“It is not the strongest of the species that survives, nor the most intelligent, but the one most responsive to change”. – L. C. Megginson
We often get stuck in our ways, but, in this economy, there’s no room for changelessness. More and more law firms are recognizing the importance and value in cross selling services between practice groups. Traditionally handled with trepidation and often avoided, cross selling offers opportunities for organic growth and business development. Unfortunately, there are a number of hindrances when it comes to successfully fostering cross selling; namely, the fact that lawyers can be territorial and even hostile to the idea of sharing clients between practice groups.
While the prospect of change is not often met with smiles and open arms, it is essential if a firm is going to continue to develop and to keep up with the times. In our work with law firms over the years, here are a few approaches to cross selling that we’ve seen achieve success:
Approach 1: Eliminate Origination Credits & Traditional Boundaries
Origination credits have long been an issue of contention in many firms. Permanent credits encourage lawyers to sit back and not generate any new business. Lawyers can lose their incentive to work since they are already receiving compensation for work others do. Permanent credits also discourage lawyers without them to cross sell being that they won’t receive credit. Overall, whether shared or permanent, origination credits inhibit growth and internal collaboration between and within practice groups.
One law firm we know has eliminated the origination credits all together, and as a result, they’ve seen traditional boundaries and issues preventing cross selling virtually disappear. Incentives for new business development and cross selling are bonuses, not origination credits. While this may upset some, it will foster productivity and business between practice groups.
Approach 2: Handle Lateral Integration with Care
With many firms taking on laterals recently, there have been reports of dissatisfaction from both the laterals and the firms. Frequently, laterals feel neglected by their mentors, while firms admit lack of due diligence and onboarding support. The key is to involve the firm’s marketing department early in the game to facilitate early lateral integration. Specific integration and business development programs allow laterals to begin the process in earnest and provide the parent firm’s management with its direct responsibilities.

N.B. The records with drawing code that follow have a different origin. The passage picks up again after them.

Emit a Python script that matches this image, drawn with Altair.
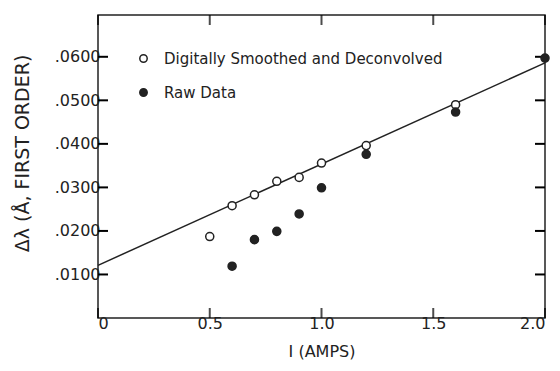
import altair as alt
import pandas as pd

# ---- data ----
current_smoothed = [0.5, 0.6, 0.7, 0.8, 0.9, 1.0, 1.2, 1.6]
delta_smoothed = [0.0187, 0.0258, 0.0283, 0.0314, 0.0323, 0.0356, 0.0396, 0.0490]
current_raw = [0.6, 0.7, 0.8, 0.9, 1.0, 1.2, 1.6, 2.0]
delta_raw = [0.0119, 0.0180, 0.0199, 0.0239, 0.0299, 0.0376, 0.0473, 0.0597]
fit_current = [0.0, 2.0]
fit_delta = [0.0121, 0.0586]
series_names = ["Digitally Smoothed and Deconvolved", "Raw Data"]
x_ticks = [0, 0.5, 1.0, 1.5, 2.0]
y_ticks = [0.01, 0.02, 0.03, 0.04, 0.05, 0.06]

W, H = 447, 303
TICK = 10
INK = "#222222"
FONT = "DejaVu Sans"

df_s = pd.DataFrame({"I": current_smoothed, "d": delta_smoothed, "series": series_names[0]})
df_r = pd.DataFrame({"I": current_raw, "d": delta_raw, "series": series_names[1]})
df_fit = pd.DataFrame({"I": fit_current, "d": fit_delta})
df_xt = pd.DataFrame({"I": x_ticks})
df_yt = pd.DataFrame({"d": y_ticks})

xscale = alt.Scale(domain=[0, 2.0], nice=False, zero=False)
yscale = alt.Scale(domain=[0, 0.0696], nice=False, zero=False)

fill_scale = alt.Scale(domain=series_names, range=["white", INK])
legend = alt.Legend(
    title=None, orient="none", legendX=38, legendY=36,
    symbolType="circle", symbolSize=55, symbolStrokeColor=INK, symbolStrokeWidth=1.5,
    labelFontSize=15, labelFont=FONT, labelColor=INK, labelOffset=13, labelLimit=0,
    rowPadding=18,
)

# line layer carries the labelled axes (their own ticks are hidden)
line = alt.Chart(df_fit).mark_line(color=INK, strokeWidth=1.5).encode(
    x=alt.X("I:Q", scale=xscale, axis=alt.Axis(
        orient="bottom", values=x_ticks, ticks=True, tickSize={"expr": "-10"},
        tickColor="transparent", tickWidth=1.5, domain=False, grid=False,
        labelExpr="datum.value == 0 ? '0' : format(datum.value, '.1f')",
        labelPadding=7, labelFontSize=16, labelFont=FONT, labelColor=INK,
        title="I (AMPS)", titleFontSize=16, titleFont=FONT, titleFontWeight="normal",
        titleColor=INK, titlePadding=12)),
    y=alt.Y("d:Q", scale=yscale, axis=alt.Axis(
        orient="left", values=y_ticks, ticks=True, tickSize={"expr": "-10"},
        tickColor="transparent", tickWidth=1.5, domain=False, grid=False,
        labelExpr="substring(format(datum.value, '.4f'), 1)",
        labelPadding=8, labelFontSize=16, labelFont=FONT, labelColor=INK,
        title="Δλ (Å, FIRST ORDER)", titleFontSize=19, titleFont=FONT,
        titleFontWeight="normal", titleColor=INK,
        titleAngle=270, titleX=-66, titleY=138, titleAlign="center", titleBaseline="bottom")),
)

# inward tick marks on all four sides, placed by the same scales
rule_style = dict(color="black", strokeWidth=2)
ticks_left = alt.Chart(df_yt).mark_rule(**rule_style).encode(
    y=alt.Y("d:Q", scale=yscale), x=alt.value(0), x2=alt.value(TICK))
ticks_right = alt.Chart(df_yt).mark_rule(**rule_style).encode(
    y=alt.Y("d:Q", scale=yscale), x=alt.value(W - TICK), x2=alt.value(W))
ticks_top = alt.Chart(df_xt).mark_tick(
    orient="vertical", size=TICK, thickness=2, color="black", yOffset=TICK / 2
).encode(x=alt.X("I:Q", scale=xscale), y=alt.value(0))
ticks_bottom = alt.Chart(df_xt).mark_tick(
    orient="vertical", size=TICK, thickness=2, color="black", yOffset=-TICK / 2
).encode(x=alt.X("I:Q", scale=xscale), y=alt.value(H))

open_pts = alt.Chart(df_s).mark_point(
    shape="circle", filled=True, stroke=INK, strokeWidth=1.5, size=65, opacity=1
).encode(
    x=alt.X("I:Q", scale=xscale),
    y=alt.Y("d:Q", scale=yscale),
    fill=alt.Fill("series:N", scale=fill_scale, legend=legend),
)

raw_pts = alt.Chart(df_r).mark_point(
    shape="circle", filled=True, stroke=INK, strokeWidth=1.5, size=65, opacity=1
).encode(
    x=alt.X("I:Q", scale=xscale),
    y=alt.Y("d:Q", scale=yscale),
    fill=alt.Fill("series:N", scale=fill_scale, legend=legend),
)

chart = alt.layer(
    line, ticks_left, ticks_right, ticks_top, ticks_bottom, open_pts, raw_pts
).properties(
    width=W, height=H,
    autosize=alt.AutoSizeParams(type="none"),
    padding={"left": 98, "top": 15, "right": 15, "bottom": 53},
    background="white",
).configure_view(stroke=INK, strokeWidth=1.5)

chart.save("out.html", embed_options={"renderer": "svg", "actions": False})
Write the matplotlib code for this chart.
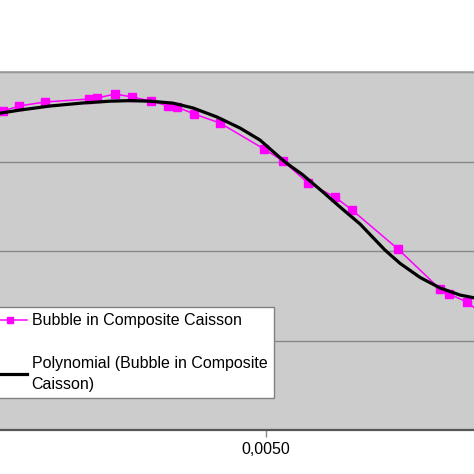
import matplotlib
matplotlib.use("Agg")
import matplotlib.pyplot as plt

# measured series (x in units, y in grid units)
bubble_x = [0.000056, 0.000357, 0.000846, 0.001673, 0.001823, 0.002162, 0.002481,
            0.002838, 0.003158, 0.003327, 0.003647, 0.004135, 0.004962, 0.005320,
            0.005789, 0.006297, 0.006617, 0.007481, 0.008271, 0.008440, 0.008778,
            0.009211]
bubble_y = [3.564, 3.620, 3.665, 3.698, 3.709, 3.754, 3.721, 3.676, 3.620, 3.609,
            3.531, 3.430, 3.140, 3.006, 2.760, 2.603, 2.458, 2.022, 1.575, 1.520,
            1.430, 1.229]

# polynomial trendline as drawn in the picture
poly_x = [-0.000094, 0.000376, 0.000940, 0.001560, 0.002068, 0.002444, 0.002820,
          0.003252, 0.003628, 0.004079, 0.004511, 0.004887, 0.005357, 0.005695,
          0.006071, 0.006391, 0.006767, 0.007237, 0.007519, 0.007895, 0.008271,
          0.008647, 0.009023]
poly_y = [3.531, 3.575, 3.620, 3.654, 3.674, 3.680, 3.674, 3.652, 3.598, 3.497,
          3.374, 3.240, 2.994, 2.849, 2.659, 2.492, 2.302, 2.010, 1.862, 1.705,
          1.587, 1.508, 1.464]

xticks = [0.005]
xtick_labels = ["0,0050"]
yticks = [0, 1, 2, 3, 4]

plt.rcParams["font.family"] = ["Liberation Sans", "DejaVu Sans"]

W = H = 474
fig = plt.figure(figsize=(W / 100, H / 100), dpi=100)
ax = fig.add_axes([0.0, (H - 430) / H, 1.0, (430 - 72) / H])
ax.set_facecolor("#cccccc")

ax.plot(bubble_x, bubble_y, color="#ff00ff", lw=1.1, marker="s", ms=5.5,
        mec="#ff00ff", mfc="#ff00ff", label="Bubble in Composite Caisson", zorder=3)
ax.plot(poly_x, poly_y, color="black", lw=2.3, solid_joinstyle="round",
        label="Polynomial (Bubble in Composite\nCaisson)", zorder=4)

ax.set_xlim(0, 474 * 0.005 / 266)
ax.set_ylim(0, 4)
ax.set_xticks(xticks)
ax.set_xticklabels(xtick_labels, fontsize=11.5)
ax.set_yticks(yticks)
ax.tick_params(axis="y", left=False, labelleft=False)
ax.tick_params(axis="x", direction="out", length=5, width=1, color="#888888", pad=4)
ax.yaxis.grid(True, color="#888888", lw=1)
ax.set_axisbelow(True)

for s in ("left", "right"):
    ax.spines[s].set_visible(False)
ax.spines["top"].set_color("#999999")
ax.spines["top"].set_linewidth(1.2)
ax.spines["bottom"].set_color("#555555")
ax.spines["bottom"].set_linewidth(1.6)

leg = ax.legend(loc="upper left", bbox_to_anchor=(-13 / W, 1 - 307 / H),
                bbox_transform=fig.transFigure, borderaxespad=0, borderpad=0.4,
                handlelength=2.1, handletextpad=0.3, labelspacing=1.75,
                fontsize=11.5, fancybox=False, framealpha=1, markerscale=0.8)
leg.get_frame().set_edgecolor("#808080")
leg.get_frame().set_linewidth(1.0)
for t in leg.get_texts():
    t.set_linespacing(1.45)

fig.savefig("out.png", dpi=100)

Approach 3: Restructure Firm from Practice Groups to Industry Groups
It might seem like you’re turning the firm inside-out and upside-down, but restructuring from the traditional practice groups to industry groups will foster successful business development and break down conventional boundaries between groups. Several chief marketing offers at the Law Firm Marketing and Business Development Leadership Forum discussed that their recent switch to industry groups has been extremely successful. Some noted an increase in energy and closing of business. One change that had a marked difference was the addition of a business manager position and his or her ability to coordinate marketing, outreach, research, proposals, and pitches. The business manager becomes an asset to the group with specific industry knowledge to provide high success for marketing.
Allowing and cultivating dissention and boundaries between lawyers is the quickest way to hinder business development and cross selling. While some of these approaches may not work for your firm, discussing the possibility of change and new options is a step in the direction of new possibilities internally. The goal is business development and getting to the RED ZONE.